— Task requirements —
Render the following material again verbatim, leaving nothing out.

— Given data —
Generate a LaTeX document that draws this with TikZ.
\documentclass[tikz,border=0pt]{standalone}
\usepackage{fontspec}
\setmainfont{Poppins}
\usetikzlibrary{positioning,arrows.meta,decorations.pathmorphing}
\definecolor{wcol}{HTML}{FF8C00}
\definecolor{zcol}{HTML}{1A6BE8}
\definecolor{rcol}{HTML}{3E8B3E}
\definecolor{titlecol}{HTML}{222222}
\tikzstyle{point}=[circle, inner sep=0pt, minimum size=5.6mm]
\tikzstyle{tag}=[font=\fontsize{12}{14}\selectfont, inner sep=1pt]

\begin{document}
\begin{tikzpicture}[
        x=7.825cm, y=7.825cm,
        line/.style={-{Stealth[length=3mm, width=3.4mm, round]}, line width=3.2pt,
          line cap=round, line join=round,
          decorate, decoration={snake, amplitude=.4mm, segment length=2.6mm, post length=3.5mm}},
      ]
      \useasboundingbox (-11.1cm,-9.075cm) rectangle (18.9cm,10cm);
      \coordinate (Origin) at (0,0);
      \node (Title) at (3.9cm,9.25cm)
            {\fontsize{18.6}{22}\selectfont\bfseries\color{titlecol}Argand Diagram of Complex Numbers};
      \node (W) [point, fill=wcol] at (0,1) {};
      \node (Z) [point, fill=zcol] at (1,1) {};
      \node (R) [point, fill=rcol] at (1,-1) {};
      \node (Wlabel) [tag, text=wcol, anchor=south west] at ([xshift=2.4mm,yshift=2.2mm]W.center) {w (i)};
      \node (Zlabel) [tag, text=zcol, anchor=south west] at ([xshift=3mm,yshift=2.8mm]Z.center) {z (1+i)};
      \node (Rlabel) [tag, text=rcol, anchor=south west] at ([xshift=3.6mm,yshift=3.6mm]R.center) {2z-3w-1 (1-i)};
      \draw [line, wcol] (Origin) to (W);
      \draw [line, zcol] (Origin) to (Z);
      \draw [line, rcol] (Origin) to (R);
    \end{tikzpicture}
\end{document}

— Solution —
Generate a LaTeX document that draws this with TikZ.
\documentclass[tikz,border=0pt]{standalone}
\usepackage{fontspec}
\setmainfont{Poppins}
\usetikzlibrary{positioning,arrows.meta,decorations.pathmorphing}
\definecolor{wcol}{HTML}{FF8C00}
\definecolor{zcol}{HTML}{1A6BE8}
\definecolor{rcol}{HTML}{3E8B3E}
\definecolor{titlecol}{HTML}{222222}
\tikzstyle{point}=[circle, inner sep=0pt, minimum size=5.6mm]
\tikzstyle{tag}=[font=\fontsize{12}{14}\selectfont, inner sep=1pt]

\begin{document}
\begin{tikzpicture}[
        x=7.825cm, y=7.825cm,
        line/.style={-{Stealth[length=3mm, width=3.4mm, round]}, line width=3.2pt,
          line cap=round, line join=round,
          decorate, decoration={snake, amplitude=.4mm, segment length=2.6mm, post length=3.5mm}},
      ]
      \useasboundingbox (-11.1cm,-9.075cm) rectangle (18.9cm,10cm);
      \coordinate (Origin) at (0,0);
      \node (Title) at (3.9cm,9.25cm)
            {\fontsize{18.6}{22}\selectfont\bfseries\color{titlecol}Argand Diagram of Complex Numbers};
      \node (W) [point, fill=wcol] at (0,1) {};
      \node (Z) [point, fill=zcol] at (1,1) {};
      \node (R) [point, fill=rcol] at (1,-1) {};
      \node (Wlabel) [tag, text=wcol, anchor=south west] at ([xshift=2.4mm,yshift=2.2mm]W.center) {w (i)};
      \node (Zlabel) [tag, text=zcol, anchor=south west] at ([xshift=3mm,yshift=2.8mm]Z.center) {z (1+i)};
      \node (Rlabel) [tag, text=rcol, anchor=south west] at ([xshift=3.6mm,yshift=3.6mm]R.center) {2z-3w-1 (1-i)};
      \draw [line, wcol] (Origin) to (W);
      \draw [line, zcol] (Origin) to (Z);
      \draw [line, rcol] (Origin) to (R);
    \end{tikzpicture}
\end{document}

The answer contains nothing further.